The crucial part of the statement is "for all values of $$x$$". We must check if there is any value of $$x$$ for which the equation does not hold true.
Let's look closely at the left side of the equation: $$\frac{x^{3}-3 x^{2}+4}{x+1}$$.
A mathematical expression involving division is undefined if its denominator is equal to zero. In this case, the denominator is $$x+1$$.
If $$x+1 = 0$$, then $$x = -1$$.
This means that when $$x = -1$$, the left side of the equation involves division by zero, making it undefined.
Let's substitute $$x = -1$$ into the left side:
$$\frac{(-1)^{3}-3 (-1)^{2}+4}{-1+1} = \frac{-1-3(1)+4}{0} = \frac{-1-3+4}{0} = \frac{0}{0}$$
This is an undefined expression.
Now, let's substitute $$x = -1$$ into the right side of the equation: $$x^{2}-4 x+4$$.
$$(-1)^{2}-4 (-1)+4 = 1 + 4 + 4 = 9$$
The right side of the equation has a defined value of 9 when $$x = -1$$.
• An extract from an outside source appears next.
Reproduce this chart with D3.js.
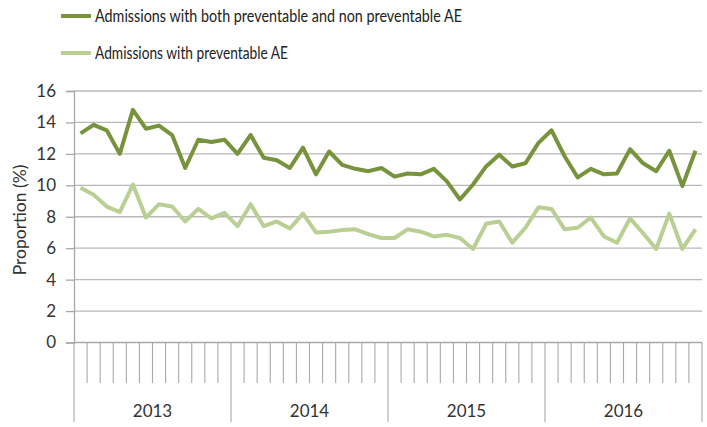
<!DOCTYPE html>
<html><head><meta charset="utf-8">
<script src="https://cdn.jsdelivr.net/npm/d3@7"></script>
<style>body{margin:0;background:#fff}svg{display:block}</style>
</head><body>
<svg id="c" width="707" height="427"></svg>
<script>
const years = ["2013","2014","2015","2016"];
const months = ["Jan","Feb","Mar","Apr","May","Jun","Jul","Aug","Sep","Oct","Nov","Dec"];
const seriesNames = ["Admissions with both preventable and non preventable AE","Admissions with preventable AE"];
const bothAE = [13.3,13.85,13.5,12.0,14.8,13.6,13.8,13.2,11.1,12.9,12.75,12.9,
  12.0,13.2,11.75,11.6,11.1,12.4,10.7,12.15,11.3,11.05,10.9,11.1,
  10.55,10.75,10.7,11.05,10.25,9.1,10.05,11.2,11.95,11.2,11.4,12.7,
  13.5,11.85,10.5,11.05,10.7,10.75,12.3,11.4,10.9,12.2,9.95,12.2];
const prevAE = [9.85,9.4,8.65,8.3,10.05,7.95,8.8,8.65,7.7,8.5,7.9,8.25,
  7.4,8.8,7.4,7.7,7.25,8.2,7.0,7.05,7.15,7.2,6.9,6.65,
  6.65,7.2,7.05,6.75,6.85,6.65,5.95,7.55,7.7,6.35,7.3,8.6,
  8.5,7.2,7.3,7.95,6.75,6.35,7.9,6.95,5.95,8.2,5.95,7.2];
const yTicks = [0,2,4,6,8,10,12,14,16];
const colors = ["#77933c","#b9cf93"];

const FONT = "Lato, 'Open Sans', sans-serif";
const svg = d3.select("#c");
const L = 74, R = 702, T = 91, B = 342.5;
const cats = [];
years.forEach(y => months.forEach(m => cats.push(y + "-" + m)));
const x = d3.scaleBand().domain(cats).range([L, R]);
const xYear = d3.scaleBand().domain(years).range([L, R]);
const y = d3.scaleLinear().domain([0, 16]).range([B, T]);

// gridlines
svg.append("g").selectAll("line").data(yTicks.filter(d => d > 0)).join("line")
  .attr("x1", L).attr("x2", R).attr("y1", d => y(d)).attr("y2", d => y(d))
  .attr("stroke", "#b8b8b8").attr("stroke-width", 1.3);

// y axis
const yAxis = svg.append("g").attr("transform", `translate(${L},0)`)
  .call(d3.axisLeft(y).tickValues(yTicks).tickSize(8).tickPadding(10));
yAxis.select(".domain").attr("stroke", "#a8a8a8").attr("stroke-width", 1.3);
yAxis.selectAll(".tick line").attr("stroke", "#a8a8a8").attr("stroke-width", 1.3);
yAxis.selectAll("text").attr("font-family", FONT).attr("font-size", 17).attr("fill", "#333");

svg.append("text").attr("transform", `translate(26,220) rotate(-90)`)
  .attr("text-anchor", "middle").attr("font-family", FONT)
  .attr("font-size", 17.5).attr("fill", "#333").text("Proportion (%)");

// x axis
svg.append("line").attr("x1", L).attr("x2", R).attr("y1", B).attr("y2", B)
  .attr("stroke", "#a8a8a8").attr("stroke-width", 1.3);
const bounds = cats.map(c => x(c)).concat([R]);
svg.append("g").selectAll("line").data(bounds).join("line")
  .attr("x1", d => d).attr("x2", d => d).attr("y1", B)
  .attr("y2", (d, i) => i % 12 === 0 ? 422 : 383)
  .attr("stroke", "#a8a8a8").attr("stroke-width", 1.1);
svg.append("g").selectAll("text").data(years).join("text")
  .attr("x", d => xYear(d) + xYear.bandwidth() / 2).attr("y", 417)
  .attr("text-anchor", "middle").attr("font-family", FONT)
  .attr("font-size", 17).attr("fill", "#333").text(d => d);

// lines
const line = d3.line().x((d, i) => x(cats[i]) + x.bandwidth() / 2).y(d => y(d));
[prevAE, bothAE].forEach((s, k) => {
  svg.append("path").datum(s).attr("d", line).attr("fill", "none")
    .attr("stroke", colors[1 - k]).attr("stroke-width", 4).attr("stroke-linejoin", "round");
});

// legend
const lg = svg.append("g");
const legendLen = [367, 193];
seriesNames.forEach((n, i) => {
  const yy = 16 + i * 37;
  lg.append("line").attr("x1", 61).attr("x2", 91).attr("y1", yy).attr("y2", yy)
    .attr("stroke", colors[i]).attr("stroke-width", 4);
  lg.append("text").attr("x", 95).attr("y", yy + 6).attr("font-family", FONT)
    .attr("font-size", 16.5).attr("fill", "#222")
    .attr("textLength", legendLen[i]).attr("lengthAdjust", "spacingAndGlyphs").text(n);
});
</script>
</body></html>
Since the left side of the equation is undefined when $$x = -1$$, but the right side is defined (it equals 9), the two sides are not equal for $$x = -1$$. Therefore, the equation is not true for all values of $$x$$.

**step4** Final Conclusion

Because the equation is not valid for $$x = -1$$ (as the left side becomes undefined at this specific value), the statement "The equation $$\frac{x^{3}-3 x^{2}+4}{x+1}=x^{2}-4 x+4$$ is true for all values of $$x$$" is false.